Soldi in cambio di protezione

Al disegno criminale, sempre secondo gli investigatori, partecipavano anche gli altri componenti del nucleo familiare, specialmente la moglie 49enne del boss che ne rappresentava una longa manus durante il periodo di detenzione in carcere, in particolare nel gestire i rapporti con una coppia di fidanzati che i rom in un primo momento avevano aiutato, “liberandoli” da un debito dell’uomo (tossicodipendente in cura al Sert) con pusher albanesi, ma poi si erano accaniti su di loro, pretendendo 5mila euro in cambio di “protezione”. I fatti risalgono al 2018. Di fronte al primo rifiuto, la rom avrebbe minacciato la donna di farle passare guai con la giustizia, consegnando ai carabinieri una presunta registrazione in cui la vittima chiedeva al boss di «ammazzare gli albanesi» perché pretendevano soldi dal suo compagno. Frasi, peraltro, mai proferite. Da lì sarebbero cominciate vessazioni sfociate in una vera e propria persecuzione, con minacce di morte arrivate via sms da numeri anonimi, come: «Ovunque vai ti seguo e ti ammazzo» e «voi due siete morti». Terrorizzata, la vittima si è piegata alla volontà dei rom: ha consegnato il suo bancomat, con tanto di pin, che la gang avrebbe usato per prelevare ogni mese l’esiguo stipendio della donna (400 euro) e pure la tredicesima, per un totale di 2000 euro.
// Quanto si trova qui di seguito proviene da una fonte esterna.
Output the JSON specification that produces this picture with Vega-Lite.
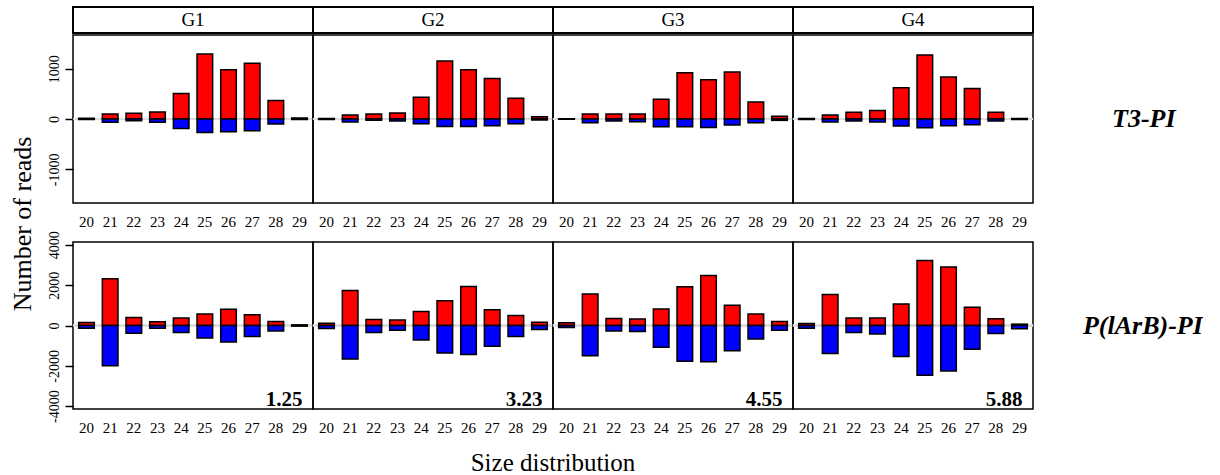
{
  "$schema": "https://vega.github.io/schema/vega-lite/v6.json",
  "background": "white",
  "padding": {"left": 9, "top": 6, "right": 0, "bottom": 0},
  "title": {"text": "Number of reads", "orient": "left", "anchor": "middle", "font": "Liberation Serif", "fontSize": 26, "fontWeight": "normal", "color": "#000", "offset": 11, "dx": 17},
  "config": {
    "font": "Liberation Serif",
    "view": {"stroke": "#000", "strokeWidth": 1.5},
    "axis": {"grid": false, "domain": false, "labelFont": "Liberation Serif", "labelColor": "#000", "tickColor": "#000"}
  },
  "datasets": {
    "strips": [{"g": "G1"}, {"g": "G2"}, {"g": "G3"}, {"g": "G4"}],
    "top": [
      {"g": "G1", "set": "T3-PI", "size": 20, "pos": 15, "neg": -10},
      {"g": "G1", "set": "T3-PI", "size": 21, "pos": 100, "neg": -67},
      {"g": "G1", "set": "T3-PI", "size": 22, "pos": 113, "neg": -33},
      {"g": "G1", "set": "T3-PI", "size": 23, "pos": 140, "neg": -67},
      {"g": "G1", "set": "T3-PI", "size": 24, "pos": 507, "neg": -187},
      {"g": "G1", "set": "T3-PI", "size": 25, "pos": 1293, "neg": -267},
      {"g": "G1", "set": "T3-PI", "size": 26, "pos": 980, "neg": -253},
      {"g": "G1", "set": "T3-PI", "size": 27, "pos": 1107, "neg": -233},
      {"g": "G1", "set": "T3-PI", "size": 28, "pos": 367, "neg": -100},
      {"g": "G1", "set": "T3-PI", "size": 29, "pos": 20, "neg": -10},
      {"g": "G2", "set": "T3-PI", "size": 20, "pos": 10, "neg": -10},
      {"g": "G2", "set": "T3-PI", "size": 21, "pos": 80, "neg": -60},
      {"g": "G2", "set": "T3-PI", "size": 22, "pos": 100, "neg": -27},
      {"g": "G2", "set": "T3-PI", "size": 23, "pos": 120, "neg": -40},
      {"g": "G2", "set": "T3-PI", "size": 24, "pos": 433, "neg": -93},
      {"g": "G2", "set": "T3-PI", "size": 25, "pos": 1153, "neg": -147},
      {"g": "G2", "set": "T3-PI", "size": 26, "pos": 980, "neg": -147},
      {"g": "G2", "set": "T3-PI", "size": 27, "pos": 807, "neg": -133},
      {"g": "G2", "set": "T3-PI", "size": 28, "pos": 413, "neg": -93},
      {"g": "G2", "set": "T3-PI", "size": 29, "pos": 47, "neg": -20},
      {"g": "G3", "set": "T3-PI", "size": 20, "pos": 5, "neg": -5},
      {"g": "G3", "set": "T3-PI", "size": 21, "pos": 100, "neg": -73},
      {"g": "G3", "set": "T3-PI", "size": 22, "pos": 100, "neg": -40},
      {"g": "G3", "set": "T3-PI", "size": 23, "pos": 100, "neg": -53},
      {"g": "G3", "set": "T3-PI", "size": 24, "pos": 393, "neg": -153},
      {"g": "G3", "set": "T3-PI", "size": 25, "pos": 920, "neg": -153},
      {"g": "G3", "set": "T3-PI", "size": 26, "pos": 780, "neg": -167},
      {"g": "G3", "set": "T3-PI", "size": 27, "pos": 933, "neg": -120},
      {"g": "G3", "set": "T3-PI", "size": 28, "pos": 340, "neg": -73},
      {"g": "G3", "set": "T3-PI", "size": 29, "pos": 53, "neg": -27},
      {"g": "G4", "set": "T3-PI", "size": 20, "pos": 10, "neg": -10},
      {"g": "G4", "set": "T3-PI", "size": 21, "pos": 80, "neg": -60},
      {"g": "G4", "set": "T3-PI", "size": 22, "pos": 133, "neg": -40},
      {"g": "G4", "set": "T3-PI", "size": 23, "pos": 167, "neg": -60},
      {"g": "G4", "set": "T3-PI", "size": 24, "pos": 620, "neg": -140},
      {"g": "G4", "set": "T3-PI", "size": 25, "pos": 1273, "neg": -173},
      {"g": "G4", "set": "T3-PI", "size": 26, "pos": 833, "neg": -133},
      {"g": "G4", "set": "T3-PI", "size": 27, "pos": 607, "neg": -113},
      {"g": "G4", "set": "T3-PI", "size": 28, "pos": 133, "neg": -40},
      {"g": "G4", "set": "T3-PI", "size": 29, "pos": 10, "neg": -10}
    ],
    "bottom": [
      {"g": "G1", "set": "P(lArB)-PI", "size": 20, "pos": 150, "neg": -133},
      {"g": "G1", "set": "P(lArB)-PI", "size": 21, "pos": 2317, "neg": -2000},
      {"g": "G1", "set": "P(lArB)-PI", "size": 22, "pos": 400, "neg": -383},
      {"g": "G1", "set": "P(lArB)-PI", "size": 23, "pos": 183, "neg": -133},
      {"g": "G1", "set": "P(lArB)-PI", "size": 24, "pos": 367, "neg": -350},
      {"g": "G1", "set": "P(lArB)-PI", "size": 25, "pos": 567, "neg": -617},
      {"g": "G1", "set": "P(lArB)-PI", "size": 26, "pos": 800, "neg": -817},
      {"g": "G1", "set": "P(lArB)-PI", "size": 27, "pos": 533, "neg": -550},
      {"g": "G1", "set": "P(lArB)-PI", "size": 28, "pos": 200, "neg": -267},
      {"g": "G1", "set": "P(lArB)-PI", "size": 29, "pos": 30, "neg": -30, "ratio": "1.25"},
      {"g": "G2", "set": "P(lArB)-PI", "size": 20, "pos": 117, "neg": -150},
      {"g": "G2", "set": "P(lArB)-PI", "size": 21, "pos": 1733, "neg": -1667},
      {"g": "G2", "set": "P(lArB)-PI", "size": 22, "pos": 300, "neg": -350},
      {"g": "G2", "set": "P(lArB)-PI", "size": 23, "pos": 267, "neg": -233},
      {"g": "G2", "set": "P(lArB)-PI", "size": 24, "pos": 700, "neg": -717},
      {"g": "G2", "set": "P(lArB)-PI", "size": 25, "pos": 1233, "neg": -1367},
      {"g": "G2", "set": "P(lArB)-PI", "size": 26, "pos": 1933, "neg": -1433},
      {"g": "G2", "set": "P(lArB)-PI", "size": 27, "pos": 783, "neg": -1033},
      {"g": "G2", "set": "P(lArB)-PI", "size": 28, "pos": 500, "neg": -550},
      {"g": "G2", "set": "P(lArB)-PI", "size": 29, "pos": 167, "neg": -200, "ratio": "3.23"},
      {"g": "G3", "set": "P(lArB)-PI", "size": 20, "pos": 133, "neg": -100},
      {"g": "G3", "set": "P(lArB)-PI", "size": 21, "pos": 1567, "neg": -1500},
      {"g": "G3", "set": "P(lArB)-PI", "size": 22, "pos": 350, "neg": -267},
      {"g": "G3", "set": "P(lArB)-PI", "size": 23, "pos": 317, "neg": -300},
      {"g": "G3", "set": "P(lArB)-PI", "size": 24, "pos": 817, "neg": -1083},
      {"g": "G3", "set": "P(lArB)-PI", "size": 25, "pos": 1917, "neg": -1767},
      {"g": "G3", "set": "P(lArB)-PI", "size": 26, "pos": 2483, "neg": -1800},
      {"g": "G3", "set": "P(lArB)-PI", "size": 27, "pos": 1000, "neg": -1250},
      {"g": "G3", "set": "P(lArB)-PI", "size": 28, "pos": 567, "neg": -667},
      {"g": "G3", "set": "P(lArB)-PI", "size": 29, "pos": 200, "neg": -233, "ratio": "4.55"},
      {"g": "G4", "set": "P(lArB)-PI", "size": 20, "pos": 100, "neg": -133},
      {"g": "G4", "set": "P(lArB)-PI", "size": 21, "pos": 1533, "neg": -1383},
      {"g": "G4", "set": "P(lArB)-PI", "size": 22, "pos": 367, "neg": -350},
      {"g": "G4", "set": "P(lArB)-PI", "size": 23, "pos": 367, "neg": -417},
      {"g": "G4", "set": "P(lArB)-PI", "size": 24, "pos": 1067, "neg": -1533},
      {"g": "G4", "set": "P(lArB)-PI", "size": 25, "pos": 3217, "neg": -2467},
      {"g": "G4", "set": "P(lArB)-PI", "size": 26, "pos": 2900, "neg": -2250},
      {"g": "G4", "set": "P(lArB)-PI", "size": 27, "pos": 900, "neg": -1183},
      {"g": "G4", "set": "P(lArB)-PI", "size": 28, "pos": 333, "neg": -400},
      {"g": "G4", "set": "P(lArB)-PI", "size": 29, "pos": 67, "neg": -167, "ratio": "5.88"}
    ]
  },
  "spacing": 1,
  "vconcat": [
    {
      "spacing": 0,
      "vconcat": [
        {
          "data": {"name": "strips"},
          "facet": {"column": {"field": "g", "type": "nominal", "header": null}},
          "spacing": {"column": 0},
          "bounds": "flush",
          "spec": {
            "width": 240,
            "height": 26,
            "view": {"stroke": "#000", "strokeWidth": 2},
            "mark": {"type": "text", "font": "Liberation Serif", "fontSize": 19, "color": "#000"},
            "encoding": {"text": {"field": "g", "type": "nominal"}}
          }
        },
        {
          "data": {"name": "top"},
          "facet": {
            "row": {"field": "set", "type": "nominal", "header": {"title": null, "labelOrient": "right", "labelAngle": 0, "labelAlign": "right", "labelPadding": 79, "labelFont": "Liberation Serif", "labelFontSize": 26, "labelFontWeight": "bold", "labelFontStyle": "italic", "labelColor": "#000"}},
            "column": {"field": "g", "type": "nominal", "header": null}
          },
          "spacing": {"row": 0, "column": 0},
          "bounds": "flush",
          "spec": {
            "width": 240,
            "height": 168,
            "layer": [
              {
                "mark": {"type": "rule", "color": "#dddddd", "strokeWidth": 1.5},
                "encoding": {"y": {"datum": 0, "type": "quantitative", "scale": {"domain": [-1670, 1670], "nice": false}, "axis": {"title": null, "values": [-1000, 0, 1000], "labelExpr": "toString(datum.value)", "labelAngle": 270, "labelAlign": "center", "labelBaseline": "bottom", "labelFontSize": 14, "tickSize": 8, "tickWidth": 1.5, "labelPadding": 4}}}
              },
              {
                "mark": {"type": "bar", "fill": "#ff0000", "stroke": "#000", "strokeWidth": 1.5},
                "encoding": {
                  "x": {"field": "size", "type": "ordinal", "scale": {"paddingInner": 0.34, "paddingOuter": 0.24}, "axis": {"title": null, "labelAngle": 0, "ticks": false, "labelFontSize": 15, "labelPadding": 11}},
                  "y": {"field": "pos", "type": "quantitative", "stack": null, "scale": {"domain": [-1670, 1670], "nice": false}, "axis": {"title": null, "values": [-1000, 0, 1000], "labelExpr": "toString(datum.value)", "labelAngle": 270, "labelAlign": "center", "labelBaseline": "bottom", "labelFontSize": 14, "tickSize": 8, "tickWidth": 1.5, "labelPadding": 4}}
                }
              },
              {
                "mark": {"type": "bar", "fill": "#0000ff", "stroke": "#000", "strokeWidth": 1.5},
                "encoding": {
                  "x": {"field": "size", "type": "ordinal"},
                  "y": {"field": "neg", "type": "quantitative", "stack": null}
                }
              }
            ]
          }
        }
      ]
    },
    {
      "data": {"name": "bottom"},
      "facet": {
        "row": {"field": "set", "type": "nominal", "header": {"title": null, "labelOrient": "right", "labelAngle": 0, "labelAlign": "right", "labelPadding": 50, "labelFont": "Liberation Serif", "labelFontSize": 26, "labelFontWeight": "bold", "labelFontStyle": "italic", "labelColor": "#000"}},
        "column": {"field": "g", "type": "nominal", "title": "Size distribution", "header": {"labels": false, "titleOrient": "bottom", "titleFont": "Liberation Serif", "titleFontSize": 25, "titleFontWeight": "normal", "titleColor": "#000", "titlePadding": 6}}
      },
      "spacing": {"row": 0, "column": 0},
      "bounds": "flush",
      "spec": {
        "width": 240,
        "height": 167,
        "layer": [
          {
            "mark": {"type": "rule", "color": "#dddddd", "strokeWidth": 1.5},
            "encoding": {"y": {"datum": 0, "type": "quantitative", "scale": {"domain": [-4140, 4140], "nice": false}, "axis": {"title": null, "values": [-4000, -2000, 0, 2000, 4000], "labelExpr": "toString(datum.value)", "labelAngle": 270, "labelAlign": "center", "labelBaseline": "bottom", "labelFontSize": 14, "tickSize": 8, "tickWidth": 1.5, "labelPadding": 4}}}
          },
          {
            "mark": {"type": "bar", "fill": "#ff0000", "stroke": "#000", "strokeWidth": 1.5},
            "encoding": {
              "x": {"field": "size", "type": "ordinal", "scale": {"paddingInner": 0.34, "paddingOuter": 0.24}, "axis": {"title": null, "labelAngle": 0, "ticks": false, "labelFontSize": 15, "labelPadding": 11}},
              "y": {"field": "pos", "type": "quantitative", "stack": null, "scale": {"domain": [-4140, 4140], "nice": false}, "axis": {"title": null, "values": [-4000, -2000, 0, 2000, 4000], "labelExpr": "toString(datum.value)", "labelAngle": 270, "labelAlign": "center", "labelBaseline": "bottom", "labelFontSize": 14, "tickSize": 8, "tickWidth": 1.5, "labelPadding": 4}}
            }
          },
          {
            "mark": {"type": "bar", "fill": "#0000ff", "stroke": "#000", "strokeWidth": 1.5},
            "encoding": {
              "x": {"field": "size", "type": "ordinal"},
              "y": {"field": "neg", "type": "quantitative", "stack": null}
            }
          },
          {
            "transform": [{"filter": "isValid(datum.ratio)"}],
            "mark": {"type": "text", "align": "right", "baseline": "alphabetic", "font": "Liberation Serif", "fontSize": 21, "fontWeight": "bold", "color": "#000", "dx": 3},
            "encoding": {
              "x": {"field": "size", "type": "ordinal"},
              "y": {"datum": -4000, "type": "quantitative"},
              "text": {"field": "ratio", "type": "nominal"}
            }
          }
        ]
      }
    }
  ]
}
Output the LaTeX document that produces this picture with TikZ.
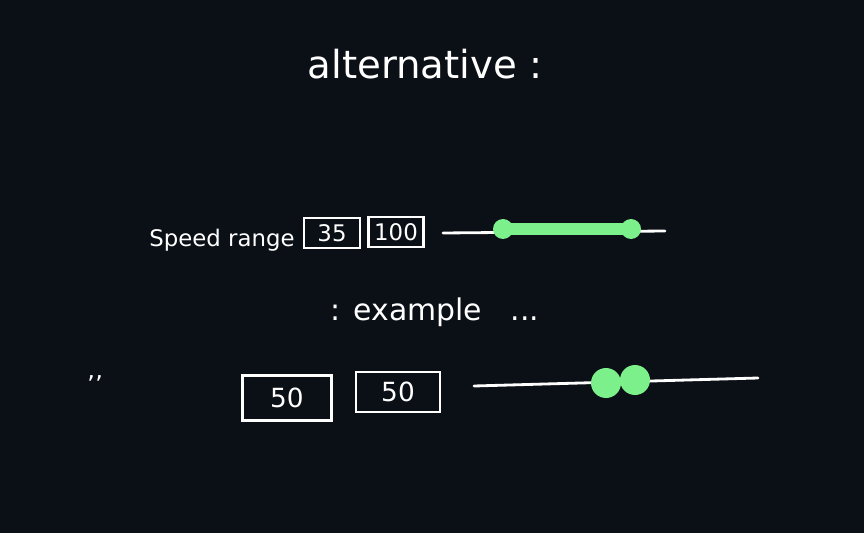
\documentclass[tikz,border=0pt]{standalone}
\usepackage{fontspec}
\setmainfont{DejaVu Sans}
\definecolor{bg}{HTML}{0B0F16}
\definecolor{grn}{HTML}{7CF08A}
\begin{document}
\begin{tikzpicture}[x=0.02cm,y=-0.02cm,
  txt/.style={text=white,inner sep=0pt},
  valbox/.style={draw=white,line width=1.6pt,text=white,inner sep=0pt,minimum height=#1},
  track/.style={white,line width=1.6pt,line cap=round},
  knob/.style={circle,fill=grn,inner sep=0pt,minimum size=#1}]
\fill[bg] (0,0) rectangle (864,533);
\useasboundingbox (0,0) rectangle (864,533);
\node[txt,font=\fontsize{22}{24}\selectfont] (title) at (425,64) {alternative :};
\node[txt,font=\fontsize{13}{15}\selectfont] (lbl) at (222,240) {Speed range};
\node[valbox=30*0.02cm,minimum width=56*0.02cm,font=\fontsize{13}{15}\selectfont] (b1) at (332,233) {35};
\node[valbox=30*0.02cm,minimum width=55*0.02cm,font=\fontsize{13}{15}\selectfont] (b2) at (396,232) {100};
\coordinate (l1a) at (443,233); \coordinate (l1b) at (665,231);
\draw[track] (l1a) -- (l1b);
\node[knob=20*0.02cm] (k1) at (503,229) {};
\node[knob=20*0.02cm] (k2) at (631,229) {};
\draw[grn,line width=7pt] (k1.center) -- (k2.center);
\node[txt,font=\fontsize{17}{19}\selectfont] (ex) at (435,312) {: example \ \ ...};
\node[txt,font=\fontsize{14}{16}\selectfont] (q) at (95,385) {{'}{'}};
\node[valbox=45*0.02cm,minimum width=89*0.02cm,font=\fontsize{15}{17}\selectfont] (b3) at (287,398) {50};
\node[valbox=40*0.02cm,minimum width=84*0.02cm,font=\fontsize{15}{17}\selectfont] (b4) at (398,392) {50};
\coordinate (l2a) at (474,386); \coordinate (l2b) at (758,378);
\draw[track] (l2a) -- (l2b);
\node[knob=30*0.02cm] (k3) at (606,383) {};
\node[knob=30*0.02cm] (k4) at (635,380) {};
\end{tikzpicture}
\end{document}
Non contenti, l’hanno indotta a prendere un prestito di 5mila euro, minacciandola che, se non l’avesse fatto, avrebbero picchiato il fidanzato. Così sarebbero riusciti a spillarle altri 3mila euro. Inoltre, avrebbero rapinato il suo compagno del cellulare, reiterando le minacce di morte quando improvvisamente il bancomat ha smesso di funzionare. L’incubo è finito nel momento in cui la coppia ha preso il coraggio a quattro mani e ha denunciato tutto alla polizia, confermando la tremenda forza intimidatrice che tutti i componenti del nucleo familiare, nessuno escluso, esercitava nel periodo in cui il capofamiglia era in carcere.